“There’s a burning fertility clinic, and you see a briefcase with 1000 frozen embryos and a toddler; you can only save one.” Yep, it’s the burning IVF lab thought experiment, intended as a mic-drop to prove that pro-life people don’t really believe the embryo is an equal human being. In this Quick Response video, Emily Albrecht explains why this thought experiment isn’t the “gotcha” many pro-choice people believe it to be, even if the pro-lifer would choose to save the toddler.
Related Links:
Quick Response #2: The Embryo Isn’t a Person – https://youtu.be/c6_kwErY4OE
Four Practical Tips for Responding to the Burning Fertility Clinic
https://blog.equalrightsinstitute.com/four-practical-tips-responding-burning-fertility-clinic/
Script:
I have to admit: it’s a little bit amusing to watch a pro-choice person who thinks they have this GENIUS idea to debunk all the idiot pro-lifers. Like I open TikTok, and the first video says “EVEN PRO-LIFERS KNOW that an embryo isn’t equal to a child! And I’ll prove it to you. Next time you’re talking to a pro-lifer, hit them with THIS…….” And then they recite the burning fertility clinic analogy—yes, the same one every other pro-choice person on TikTok is using. It goes like this. Imagine that you’re in an IVF lab when it catches on fire. There are 1,000 frozen embryos on shelves all around you, and there also happens to be a toddler in the room. You can only save one: either 1,000 embryos or the toddler. Obviously you’re going to save the toddler, and so pro-lifers don’t actually believe embryos and toddlers are equal. It seems like an easy, gotcha argument, right? Wrong. It’s not that simple.
(intro)
Yes, I would save the toddler, but that doesn’t AT ALL prove that I don’t actually value embryos as human beings the same way I value toddlers. This is a triage situation—an instance where multiple people are at risk of dying, and since I can’t save all of them, there are multiple factors I’m going to consider to determine who to rescue.
First, if I save the embryos, the child will suffer an excruciatingly painful, terrifying death, and that really matters to me. Suppose I had the choice to save two people who were in deep comas or one person who was fully awake. I’m going to save the person who is awake! That doesn’t prove that I value that person twice as much as the other two; it just means I’m taking into account whose death will be “worse” if I can’t save everyone from death, which would obviously be the ideal.
Also, the frozen embryos have a significantly reduced chance of survival compared to the toddler. They may not survive the thawing process, and they may never get adopted, meaning they would eventually be “discarded” or killed for medical research. Suppose I had the choice to save two people who each had a 10% chance to survive their injuries, or one person who was totally healthy. If I save the healthy person, that doesn’t show that I’m ableist or something, or that I think healthy people are more valuable or important. I’m just doing triage!
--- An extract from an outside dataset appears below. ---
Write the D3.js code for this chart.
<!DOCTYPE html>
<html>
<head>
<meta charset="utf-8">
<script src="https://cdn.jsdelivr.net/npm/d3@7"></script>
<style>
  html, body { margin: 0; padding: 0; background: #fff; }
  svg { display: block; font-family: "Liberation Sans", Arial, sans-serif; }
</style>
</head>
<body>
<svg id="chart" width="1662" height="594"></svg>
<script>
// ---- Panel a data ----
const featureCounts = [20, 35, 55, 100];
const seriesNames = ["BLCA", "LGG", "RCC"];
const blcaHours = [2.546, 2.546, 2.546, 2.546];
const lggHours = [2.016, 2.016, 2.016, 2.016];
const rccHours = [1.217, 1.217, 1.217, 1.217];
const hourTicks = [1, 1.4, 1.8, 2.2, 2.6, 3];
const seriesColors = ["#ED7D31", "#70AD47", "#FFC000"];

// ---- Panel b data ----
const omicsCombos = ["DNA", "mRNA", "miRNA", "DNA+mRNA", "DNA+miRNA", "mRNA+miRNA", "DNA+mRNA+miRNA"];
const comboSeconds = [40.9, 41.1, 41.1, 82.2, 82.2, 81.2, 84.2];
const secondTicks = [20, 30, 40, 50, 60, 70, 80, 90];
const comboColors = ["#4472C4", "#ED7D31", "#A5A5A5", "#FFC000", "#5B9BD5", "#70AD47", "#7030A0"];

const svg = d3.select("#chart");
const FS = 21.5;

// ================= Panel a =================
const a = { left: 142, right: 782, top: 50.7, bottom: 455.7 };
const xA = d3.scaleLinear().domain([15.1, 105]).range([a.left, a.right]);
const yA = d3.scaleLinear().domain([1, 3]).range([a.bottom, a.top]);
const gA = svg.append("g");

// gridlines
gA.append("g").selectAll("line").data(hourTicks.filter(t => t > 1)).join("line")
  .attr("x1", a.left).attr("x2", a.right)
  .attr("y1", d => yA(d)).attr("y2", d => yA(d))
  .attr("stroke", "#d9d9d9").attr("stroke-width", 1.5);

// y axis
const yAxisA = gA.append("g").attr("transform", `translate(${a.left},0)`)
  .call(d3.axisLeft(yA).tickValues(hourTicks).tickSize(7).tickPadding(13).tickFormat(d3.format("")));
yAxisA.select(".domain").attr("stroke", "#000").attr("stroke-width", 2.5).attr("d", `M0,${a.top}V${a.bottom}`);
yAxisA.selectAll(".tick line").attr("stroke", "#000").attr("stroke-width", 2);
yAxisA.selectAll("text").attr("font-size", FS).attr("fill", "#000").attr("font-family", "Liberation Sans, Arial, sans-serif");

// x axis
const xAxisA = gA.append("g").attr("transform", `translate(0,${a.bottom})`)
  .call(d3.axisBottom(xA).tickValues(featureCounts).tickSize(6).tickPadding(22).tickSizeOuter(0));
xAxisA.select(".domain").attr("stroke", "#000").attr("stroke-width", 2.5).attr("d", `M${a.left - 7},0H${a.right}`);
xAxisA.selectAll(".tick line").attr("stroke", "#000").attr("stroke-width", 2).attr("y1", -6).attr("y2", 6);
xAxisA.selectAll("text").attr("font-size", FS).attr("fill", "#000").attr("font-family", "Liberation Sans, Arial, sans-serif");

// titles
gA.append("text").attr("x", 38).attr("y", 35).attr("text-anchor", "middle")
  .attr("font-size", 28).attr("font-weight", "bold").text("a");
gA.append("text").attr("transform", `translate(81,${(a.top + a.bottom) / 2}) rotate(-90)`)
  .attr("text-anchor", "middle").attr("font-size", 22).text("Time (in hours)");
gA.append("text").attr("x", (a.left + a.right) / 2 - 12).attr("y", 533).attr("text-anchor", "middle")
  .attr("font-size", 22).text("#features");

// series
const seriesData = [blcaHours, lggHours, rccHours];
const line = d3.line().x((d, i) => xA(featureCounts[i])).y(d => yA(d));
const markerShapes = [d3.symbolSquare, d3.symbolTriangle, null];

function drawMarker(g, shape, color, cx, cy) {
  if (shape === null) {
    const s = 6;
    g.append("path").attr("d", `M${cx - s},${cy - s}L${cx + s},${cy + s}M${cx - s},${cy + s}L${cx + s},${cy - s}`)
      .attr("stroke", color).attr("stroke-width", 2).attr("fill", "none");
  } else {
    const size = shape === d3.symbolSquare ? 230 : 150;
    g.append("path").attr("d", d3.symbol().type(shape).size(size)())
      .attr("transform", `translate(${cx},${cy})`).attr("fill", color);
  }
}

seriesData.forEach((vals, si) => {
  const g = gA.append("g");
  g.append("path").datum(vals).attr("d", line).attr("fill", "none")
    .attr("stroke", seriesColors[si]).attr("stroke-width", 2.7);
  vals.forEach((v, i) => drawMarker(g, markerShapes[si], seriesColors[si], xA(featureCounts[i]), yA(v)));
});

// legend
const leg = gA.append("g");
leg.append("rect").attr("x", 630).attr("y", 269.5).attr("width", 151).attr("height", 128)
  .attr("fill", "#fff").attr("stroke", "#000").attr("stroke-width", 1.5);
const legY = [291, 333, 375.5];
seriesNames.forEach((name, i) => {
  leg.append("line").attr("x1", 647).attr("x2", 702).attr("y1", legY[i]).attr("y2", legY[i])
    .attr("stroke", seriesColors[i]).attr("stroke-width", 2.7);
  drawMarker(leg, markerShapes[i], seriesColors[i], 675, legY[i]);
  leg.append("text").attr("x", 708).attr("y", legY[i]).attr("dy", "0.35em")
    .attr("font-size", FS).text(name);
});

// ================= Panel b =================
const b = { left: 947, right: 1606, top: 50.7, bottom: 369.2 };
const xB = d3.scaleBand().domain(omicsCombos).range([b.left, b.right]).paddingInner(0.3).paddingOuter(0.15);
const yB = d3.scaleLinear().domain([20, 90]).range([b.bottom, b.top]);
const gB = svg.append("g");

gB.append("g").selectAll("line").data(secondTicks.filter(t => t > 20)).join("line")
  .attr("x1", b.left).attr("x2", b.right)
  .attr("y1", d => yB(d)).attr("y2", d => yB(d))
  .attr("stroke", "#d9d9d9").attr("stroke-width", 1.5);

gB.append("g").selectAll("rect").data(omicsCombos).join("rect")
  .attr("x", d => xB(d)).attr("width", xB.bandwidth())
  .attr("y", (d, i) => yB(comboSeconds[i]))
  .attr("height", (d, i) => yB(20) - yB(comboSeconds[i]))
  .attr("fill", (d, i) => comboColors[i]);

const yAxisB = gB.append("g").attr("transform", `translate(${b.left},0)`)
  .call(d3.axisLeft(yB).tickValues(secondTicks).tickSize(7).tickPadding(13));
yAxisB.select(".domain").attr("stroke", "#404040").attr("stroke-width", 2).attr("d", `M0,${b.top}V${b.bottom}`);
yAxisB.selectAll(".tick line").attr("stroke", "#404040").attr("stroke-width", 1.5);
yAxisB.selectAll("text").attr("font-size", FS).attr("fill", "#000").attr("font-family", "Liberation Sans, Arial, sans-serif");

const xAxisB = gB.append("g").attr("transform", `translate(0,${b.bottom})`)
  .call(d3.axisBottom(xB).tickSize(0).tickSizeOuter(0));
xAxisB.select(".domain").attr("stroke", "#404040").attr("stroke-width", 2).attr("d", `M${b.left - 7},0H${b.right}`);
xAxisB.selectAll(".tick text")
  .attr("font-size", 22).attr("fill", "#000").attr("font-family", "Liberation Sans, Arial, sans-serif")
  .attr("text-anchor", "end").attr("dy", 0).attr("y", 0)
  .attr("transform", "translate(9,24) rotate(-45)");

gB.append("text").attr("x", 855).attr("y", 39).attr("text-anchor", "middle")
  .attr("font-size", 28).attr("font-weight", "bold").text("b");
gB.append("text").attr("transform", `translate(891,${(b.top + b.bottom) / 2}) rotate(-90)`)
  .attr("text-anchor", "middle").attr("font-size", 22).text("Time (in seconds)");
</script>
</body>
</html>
If you combine these two issues, I think it becomes clear why I would save a toddler from the fire instead of the embryos, even though the best evidence from biology and philosophy is clearly on the side that argues that embryos are human persons. Suppose I have the choice to save either ten people who are all in comas and will otherwise die painlessly and who may not survive anyway, or one person who is not in a coma and will certainly survive but will die painfully if I don’t save him. If I save the one, does that mean I don’t value the ten? No, of course not!
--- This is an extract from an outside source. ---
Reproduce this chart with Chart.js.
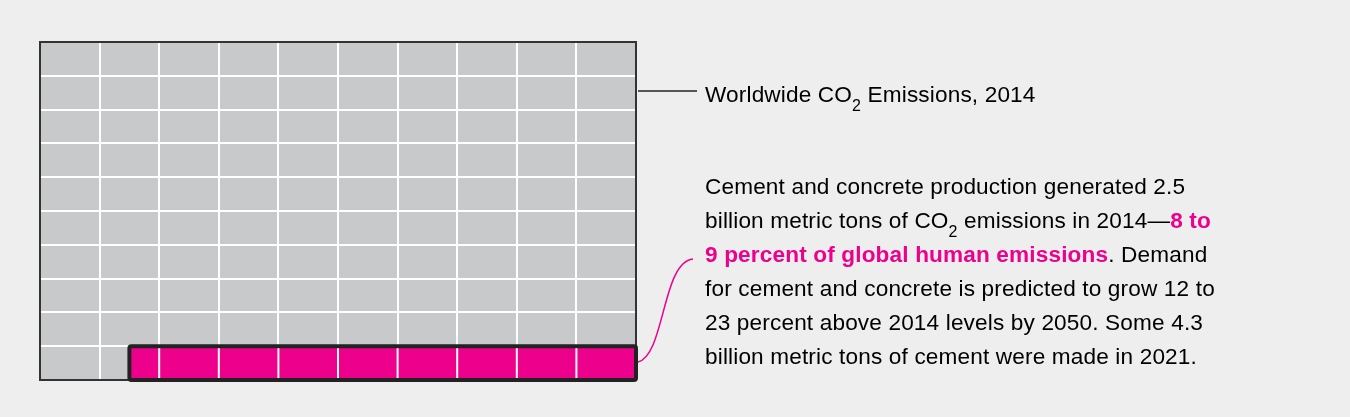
<!DOCTYPE html>
<html><head><meta charset="utf-8">
<script src="https://cdn.jsdelivr.net/npm/chart.js@4"></script>
<style>
html,body{margin:0;padding:0;background:#eeeeee;}
#wrap{position:relative;width:1350px;height:417px;}
canvas{position:absolute;left:0;top:0;}
.t{position:absolute;font-family:"Liberation Sans",Arial,sans-serif;font-size:22.6px;color:#000;white-space:nowrap;line-height:34px;letter-spacing:0.15px;}
sub{font-size:16px;vertical-align:-9px;line-height:0;}
.pk{color:#ec008c;font-weight:bold;}
</style></head><body>
<div id="wrap"><canvas id="c" width="1350" height="417"></canvas>
<div class="t" style="left:705px;top:78px;">Worldwide CO<sub>2</sub> Emissions, 2014</div>
<div class="t" style="left:705px;top:170px;">Cement and concrete production generated 2.5<br>billion metric tons of CO<sub>2</sub> emissions in 2014—<span class="pk">8 to</span><br><span class="pk">9 percent of global human emissions</span>. Demand<br>for cement and concrete is predicted to grow 12 to<br>23 percent above 2014 levels by 2050. Some 4.3<br>billion metric tons of cement were made in 2021.</div>
</div>
<script>
const columns = 10;
const rows = 10;
const totalCells = 100;
const cementCells = 8.5; // share of 100 cells
const cementStart = columns - cementCells; // 1.5

const waffle = {
  id:'waffle',
  beforeDraw(ch){
    const {ctx,chartArea:a}=ch;
    ctx.save();ctx.fillStyle='#c8c9cb';ctx.fillRect(a.left,a.top,a.right-a.left,a.bottom-a.top);ctx.restore();
  },
  afterDraw(ch){
    const {ctx,chartArea:a,scales:{x,y}}=ch;
    ctx.save();
    const x0=x.getPixelForValue(cementStart),x1=x.getPixelForValue(columns);
    const y0=y.getPixelForValue(1),y1=y.getPixelForValue(0);
    ctx.fillStyle='#ec008c';ctx.fillRect(x0,y0,x1-x0,y1-y0);
    ctx.strokeStyle='#ffffff';ctx.lineWidth=2;
    for(let i=Math.ceil(cementStart);i<columns;i++){const px=x.getPixelForValue(i);ctx.beginPath();ctx.moveTo(px,y0);ctx.lineTo(px,y1);ctx.stroke();}
    ctx.strokeStyle='#333';ctx.lineWidth=2;ctx.strokeRect(a.left,a.top,a.right-a.left,a.bottom-a.top);
    ctx.strokeStyle='#222';ctx.lineWidth=4;ctx.beginPath();ctx.roundRect(x0,y0,x1-x0,y1-y0,2);ctx.stroke();
    ctx.strokeStyle='#222';ctx.lineWidth=1.5;ctx.beginPath();ctx.moveTo(a.right+2,91);ctx.lineTo(697,91);ctx.stroke();
    ctx.strokeStyle='#ec008c';ctx.lineWidth=1.5;ctx.beginPath();ctx.moveTo(x1+2,362);
    ctx.bezierCurveTo(665,355,662,262,693,259);ctx.stroke();
    ctx.restore();
  }
};
new Chart(document.getElementById('c'),{
  type:'scatter',
  data:{datasets:[{data:[],pointRadius:0}]},
  options:{responsive:false,animation:false,
    layout:{padding:{left:40,top:42,right:714,bottom:37}},
    plugins:{legend:{display:false},tooltip:{enabled:false}},
    scales:{
      x:{min:0,max:columns,ticks:{display:false,stepSize:1},border:{display:false},grid:{color:'#ffffff',lineWidth:2,drawTicks:false}},
      y:{min:0,max:rows,ticks:{display:false,stepSize:1},border:{display:false},grid:{color:'#ffffff',lineWidth:2,drawTicks:false}}
    }},
  plugins:[waffle]
});
</script></body></html>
The reason this analogy doesn’t work is because not all things are equal. In any quality science experiment or thought experiment, you need to control for the variables, but the burning fertility clinic story doesn’t do that. To make the pro-choice question stronger, let’s say that all things ARE ACTUALLY equal: let’s say we know that the toddler is in a coma and won’t suffer a painful or terrifying death, and we know that the embryos will all survive the thawing process and will be adopted. The toddler and the embryos thus have an equal chance of survival if we save them and an equal experience of death if we don’t. In this case, we simply have a numbers game; there are two groups of human persons who are equal in value, and the ONLY difference between the two groups is how many people you’re saving. In this case, I’d save the embryos.
But it’s also really important to note that who I would save from certain death says absolutely nothing about who I am allowed to kill myself. If you’re in a battlefield situation and you can only save some people, you’re going to save the ones who have a greater likelihood of survival, and the ones who are conscious right now and will die a more painful and terrifying death if I leave them there. But am I allowed to walk over and dismember the person I didn’t save, or another random soldier in the camp? Absolutely not! A fetus in pregnancy isn’t dying and in need of rescuing; the fetus is a perfectly healthy but vulnerable person, and abortion intentionally and directly kills that vulnerable person via suffocation, lethal injection, or dismemberment. If you don’t agree that the fetus is a person, check out Quick Response #2 The Embryo Isn’t a Person, link in the description.
Ultimately, my answer to who I would save doesn’t answer the question of whether or not killing a human person is justified. My answer says absolutely nothing about the value of the unborn, and it certainly doesn’t make killing the unborn okay. This “gotcha” argument just doesn’t work.